**Source data**
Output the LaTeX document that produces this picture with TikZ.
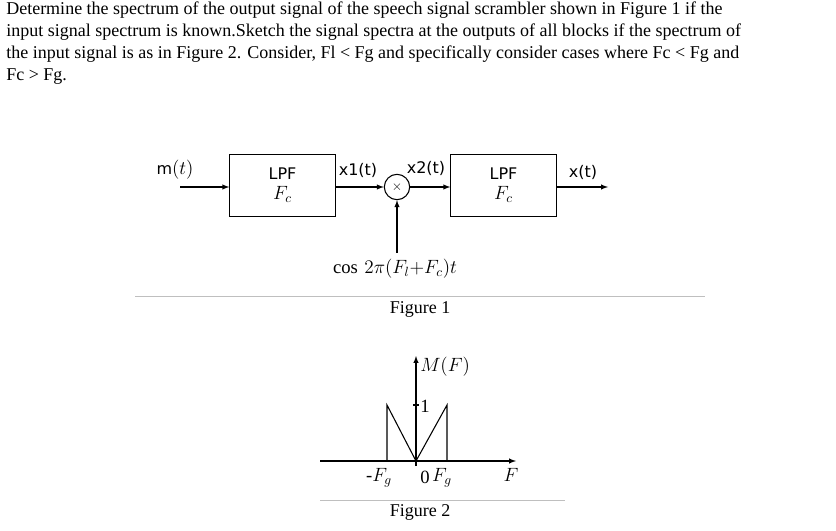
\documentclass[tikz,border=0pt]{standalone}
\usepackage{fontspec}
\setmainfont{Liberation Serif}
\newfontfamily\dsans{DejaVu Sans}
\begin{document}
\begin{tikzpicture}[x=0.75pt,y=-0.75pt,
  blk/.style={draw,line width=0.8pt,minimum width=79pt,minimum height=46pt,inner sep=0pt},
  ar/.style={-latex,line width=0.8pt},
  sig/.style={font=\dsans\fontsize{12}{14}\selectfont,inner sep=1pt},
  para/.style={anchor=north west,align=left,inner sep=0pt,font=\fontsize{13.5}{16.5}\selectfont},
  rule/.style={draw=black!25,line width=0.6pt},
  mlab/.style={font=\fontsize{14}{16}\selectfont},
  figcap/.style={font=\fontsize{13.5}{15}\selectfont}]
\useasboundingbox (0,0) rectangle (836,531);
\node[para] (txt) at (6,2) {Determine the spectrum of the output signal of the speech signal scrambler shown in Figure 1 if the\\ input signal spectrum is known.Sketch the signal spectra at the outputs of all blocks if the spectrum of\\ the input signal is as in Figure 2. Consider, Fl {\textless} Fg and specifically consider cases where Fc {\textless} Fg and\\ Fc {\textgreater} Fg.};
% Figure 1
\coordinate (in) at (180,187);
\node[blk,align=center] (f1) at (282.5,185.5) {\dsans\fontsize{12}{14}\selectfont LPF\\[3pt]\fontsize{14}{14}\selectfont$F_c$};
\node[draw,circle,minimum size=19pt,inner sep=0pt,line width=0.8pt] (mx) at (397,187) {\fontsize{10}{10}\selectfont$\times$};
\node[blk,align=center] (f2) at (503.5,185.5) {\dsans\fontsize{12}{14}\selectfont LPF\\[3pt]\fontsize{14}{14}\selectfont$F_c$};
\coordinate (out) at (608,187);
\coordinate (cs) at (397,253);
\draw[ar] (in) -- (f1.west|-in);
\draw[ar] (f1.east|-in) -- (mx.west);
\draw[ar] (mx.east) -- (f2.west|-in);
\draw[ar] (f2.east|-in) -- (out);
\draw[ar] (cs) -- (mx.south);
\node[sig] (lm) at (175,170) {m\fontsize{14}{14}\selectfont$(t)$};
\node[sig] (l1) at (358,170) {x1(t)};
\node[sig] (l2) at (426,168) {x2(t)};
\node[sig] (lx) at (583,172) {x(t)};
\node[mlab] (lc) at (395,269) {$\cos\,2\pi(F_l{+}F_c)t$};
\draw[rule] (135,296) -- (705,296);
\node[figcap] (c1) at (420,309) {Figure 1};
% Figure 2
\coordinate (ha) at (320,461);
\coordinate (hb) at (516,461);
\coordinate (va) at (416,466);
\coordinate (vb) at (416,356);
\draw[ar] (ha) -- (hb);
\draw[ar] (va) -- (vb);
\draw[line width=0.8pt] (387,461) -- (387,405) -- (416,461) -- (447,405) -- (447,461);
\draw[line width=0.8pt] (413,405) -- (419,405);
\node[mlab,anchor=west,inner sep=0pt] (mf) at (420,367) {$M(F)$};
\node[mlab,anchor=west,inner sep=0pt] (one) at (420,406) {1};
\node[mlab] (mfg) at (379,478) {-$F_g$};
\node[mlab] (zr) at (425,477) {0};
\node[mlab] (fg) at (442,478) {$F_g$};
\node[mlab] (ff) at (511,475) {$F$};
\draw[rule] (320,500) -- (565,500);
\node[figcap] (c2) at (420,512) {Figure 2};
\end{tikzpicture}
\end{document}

**Stated exercise**
Copy out all of the material exactly as written, without its pictures.

**Result of the exercise**
Output the LaTeX document that produces this picture with TikZ.
\documentclass[tikz,border=0pt]{standalone}
\usepackage{fontspec}
\setmainfont{Liberation Serif}
\newfontfamily\dsans{DejaVu Sans}
\begin{document}
\begin{tikzpicture}[x=0.75pt,y=-0.75pt,
  blk/.style={draw,line width=0.8pt,minimum width=79pt,minimum height=46pt,inner sep=0pt},
  ar/.style={-latex,line width=0.8pt},
  sig/.style={font=\dsans\fontsize{12}{14}\selectfont,inner sep=1pt},
  para/.style={anchor=north west,align=left,inner sep=0pt,font=\fontsize{13.5}{16.5}\selectfont},
  rule/.style={draw=black!25,line width=0.6pt},
  mlab/.style={font=\fontsize{14}{16}\selectfont},
  figcap/.style={font=\fontsize{13.5}{15}\selectfont}]
\useasboundingbox (0,0) rectangle (836,531);
\node[para] (txt) at (6,2) {Determine the spectrum of the output signal of the speech signal scrambler shown in Figure 1 if the\\ input signal spectrum is known.Sketch the signal spectra at the outputs of all blocks if the spectrum of\\ the input signal is as in Figure 2. Consider, Fl {\textless} Fg and specifically consider cases where Fc {\textless} Fg and\\ Fc {\textgreater} Fg.};
% Figure 1
\coordinate (in) at (180,187);
\node[blk,align=center] (f1) at (282.5,185.5) {\dsans\fontsize{12}{14}\selectfont LPF\\[3pt]\fontsize{14}{14}\selectfont$F_c$};
\node[draw,circle,minimum size=19pt,inner sep=0pt,line width=0.8pt] (mx) at (397,187) {\fontsize{10}{10}\selectfont$\times$};
\node[blk,align=center] (f2) at (503.5,185.5) {\dsans\fontsize{12}{14}\selectfont LPF\\[3pt]\fontsize{14}{14}\selectfont$F_c$};
\coordinate (out) at (608,187);
\coordinate (cs) at (397,253);
\draw[ar] (in) -- (f1.west|-in);
\draw[ar] (f1.east|-in) -- (mx.west);
\draw[ar] (mx.east) -- (f2.west|-in);
\draw[ar] (f2.east|-in) -- (out);
\draw[ar] (cs) -- (mx.south);
\node[sig] (lm) at (175,170) {m\fontsize{14}{14}\selectfont$(t)$};
\node[sig] (l1) at (358,170) {x1(t)};
\node[sig] (l2) at (426,168) {x2(t)};
\node[sig] (lx) at (583,172) {x(t)};
\node[mlab] (lc) at (395,269) {$\cos\,2\pi(F_l{+}F_c)t$};
\draw[rule] (135,296) -- (705,296);
\node[figcap] (c1) at (420,309) {Figure 1};
% Figure 2
\coordinate (ha) at (320,461);
\coordinate (hb) at (516,461);
\coordinate (va) at (416,466);
\coordinate (vb) at (416,356);
\draw[ar] (ha) -- (hb);
\draw[ar] (va) -- (vb);
\draw[line width=0.8pt] (387,461) -- (387,405) -- (416,461) -- (447,405) -- (447,461);
\draw[line width=0.8pt] (413,405) -- (419,405);
\node[mlab,anchor=west,inner sep=0pt] (mf) at (420,367) {$M(F)$};
\node[mlab,anchor=west,inner sep=0pt] (one) at (420,406) {1};
\node[mlab] (mfg) at (379,478) {-$F_g$};
\node[mlab] (zr) at (425,477) {0};
\node[mlab] (fg) at (442,478) {$F_g$};
\node[mlab] (ff) at (511,475) {$F$};
\draw[rule] (320,500) -- (565,500);
\node[figcap] (c2) at (420,512) {Figure 2};
\end{tikzpicture}
\end{document}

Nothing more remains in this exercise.